Exercise: Collect all lines below with the string "that".

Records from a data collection
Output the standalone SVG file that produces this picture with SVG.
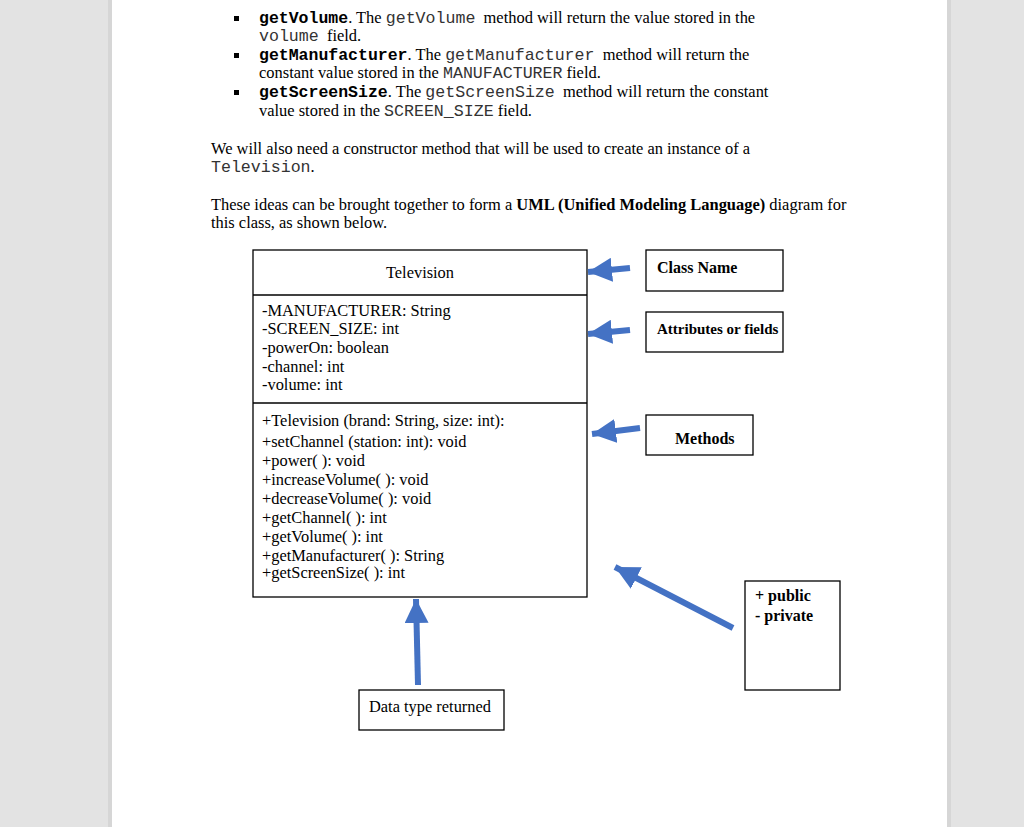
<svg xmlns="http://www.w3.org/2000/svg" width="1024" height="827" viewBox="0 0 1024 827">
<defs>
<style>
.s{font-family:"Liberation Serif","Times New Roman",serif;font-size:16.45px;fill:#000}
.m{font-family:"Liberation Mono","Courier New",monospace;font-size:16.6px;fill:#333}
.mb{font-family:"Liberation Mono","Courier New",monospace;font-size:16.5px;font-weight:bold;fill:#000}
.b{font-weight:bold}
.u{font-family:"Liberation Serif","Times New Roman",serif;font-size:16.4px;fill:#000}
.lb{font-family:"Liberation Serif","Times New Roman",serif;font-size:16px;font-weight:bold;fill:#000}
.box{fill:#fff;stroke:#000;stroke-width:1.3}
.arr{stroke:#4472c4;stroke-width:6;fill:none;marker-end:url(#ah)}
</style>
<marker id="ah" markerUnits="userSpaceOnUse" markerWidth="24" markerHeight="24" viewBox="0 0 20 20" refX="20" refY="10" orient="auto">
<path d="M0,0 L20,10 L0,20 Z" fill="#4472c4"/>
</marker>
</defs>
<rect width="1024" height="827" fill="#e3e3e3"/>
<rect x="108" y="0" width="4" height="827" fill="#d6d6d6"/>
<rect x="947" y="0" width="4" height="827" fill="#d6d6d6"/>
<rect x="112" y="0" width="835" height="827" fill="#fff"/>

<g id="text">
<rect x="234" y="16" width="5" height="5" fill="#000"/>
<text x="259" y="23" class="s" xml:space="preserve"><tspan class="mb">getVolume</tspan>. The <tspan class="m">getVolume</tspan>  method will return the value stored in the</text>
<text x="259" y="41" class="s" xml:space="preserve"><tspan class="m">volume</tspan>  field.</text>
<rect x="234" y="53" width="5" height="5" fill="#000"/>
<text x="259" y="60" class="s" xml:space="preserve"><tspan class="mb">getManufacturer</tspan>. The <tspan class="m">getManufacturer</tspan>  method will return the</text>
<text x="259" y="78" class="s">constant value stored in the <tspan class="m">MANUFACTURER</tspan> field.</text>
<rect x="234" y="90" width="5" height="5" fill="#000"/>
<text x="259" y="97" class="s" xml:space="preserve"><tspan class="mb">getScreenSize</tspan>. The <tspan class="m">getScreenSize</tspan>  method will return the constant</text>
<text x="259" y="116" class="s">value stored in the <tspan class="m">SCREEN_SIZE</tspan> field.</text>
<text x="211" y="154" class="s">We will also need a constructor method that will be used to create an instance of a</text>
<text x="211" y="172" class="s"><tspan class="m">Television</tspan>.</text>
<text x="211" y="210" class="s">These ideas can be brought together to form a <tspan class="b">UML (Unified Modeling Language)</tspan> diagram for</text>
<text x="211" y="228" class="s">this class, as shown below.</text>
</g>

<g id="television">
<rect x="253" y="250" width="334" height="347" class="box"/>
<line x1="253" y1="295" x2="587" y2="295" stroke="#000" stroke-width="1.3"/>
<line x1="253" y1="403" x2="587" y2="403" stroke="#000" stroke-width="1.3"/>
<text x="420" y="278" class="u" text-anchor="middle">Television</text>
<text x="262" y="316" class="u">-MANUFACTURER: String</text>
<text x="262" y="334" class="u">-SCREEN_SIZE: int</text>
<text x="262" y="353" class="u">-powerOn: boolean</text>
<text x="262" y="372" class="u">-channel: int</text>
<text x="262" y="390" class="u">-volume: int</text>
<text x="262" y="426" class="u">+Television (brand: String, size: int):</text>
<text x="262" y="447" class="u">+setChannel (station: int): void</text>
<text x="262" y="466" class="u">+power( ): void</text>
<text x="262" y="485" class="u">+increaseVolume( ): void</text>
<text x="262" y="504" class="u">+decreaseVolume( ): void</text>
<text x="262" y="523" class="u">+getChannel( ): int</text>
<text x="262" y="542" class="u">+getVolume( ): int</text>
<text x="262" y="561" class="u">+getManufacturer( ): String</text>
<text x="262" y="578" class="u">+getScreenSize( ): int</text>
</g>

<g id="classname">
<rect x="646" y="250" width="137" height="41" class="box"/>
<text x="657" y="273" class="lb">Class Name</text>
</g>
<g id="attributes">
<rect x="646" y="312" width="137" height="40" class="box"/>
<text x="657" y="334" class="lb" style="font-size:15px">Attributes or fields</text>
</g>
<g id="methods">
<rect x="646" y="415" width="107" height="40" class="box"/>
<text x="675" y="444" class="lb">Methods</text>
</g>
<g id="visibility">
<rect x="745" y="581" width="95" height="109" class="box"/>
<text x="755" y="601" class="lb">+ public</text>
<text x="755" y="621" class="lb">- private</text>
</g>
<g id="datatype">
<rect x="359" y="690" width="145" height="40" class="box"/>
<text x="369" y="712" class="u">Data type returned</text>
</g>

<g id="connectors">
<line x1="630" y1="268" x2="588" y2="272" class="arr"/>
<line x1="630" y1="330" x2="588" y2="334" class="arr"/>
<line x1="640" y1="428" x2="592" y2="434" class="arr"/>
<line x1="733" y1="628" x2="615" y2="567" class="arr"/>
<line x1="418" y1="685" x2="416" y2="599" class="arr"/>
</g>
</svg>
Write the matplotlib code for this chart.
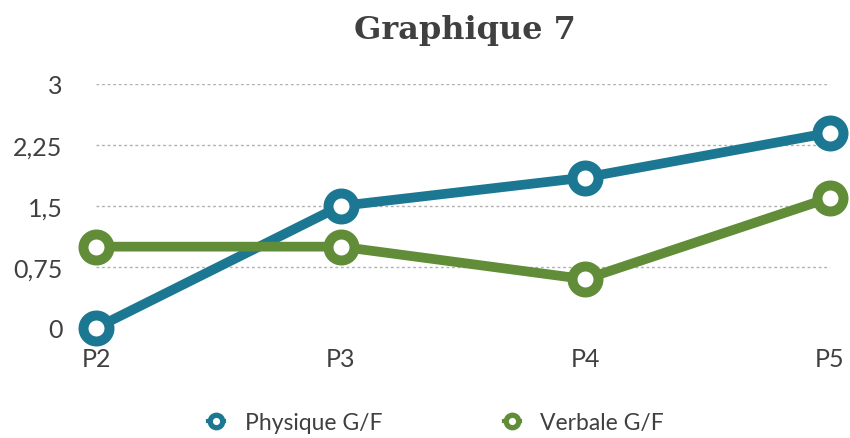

Solution to this task:
Output the standalone SVG file that produces this picture with SVG.
<text x="211" y="154" class="s">We will also need a constructor method that will be used to create an instance of a</text>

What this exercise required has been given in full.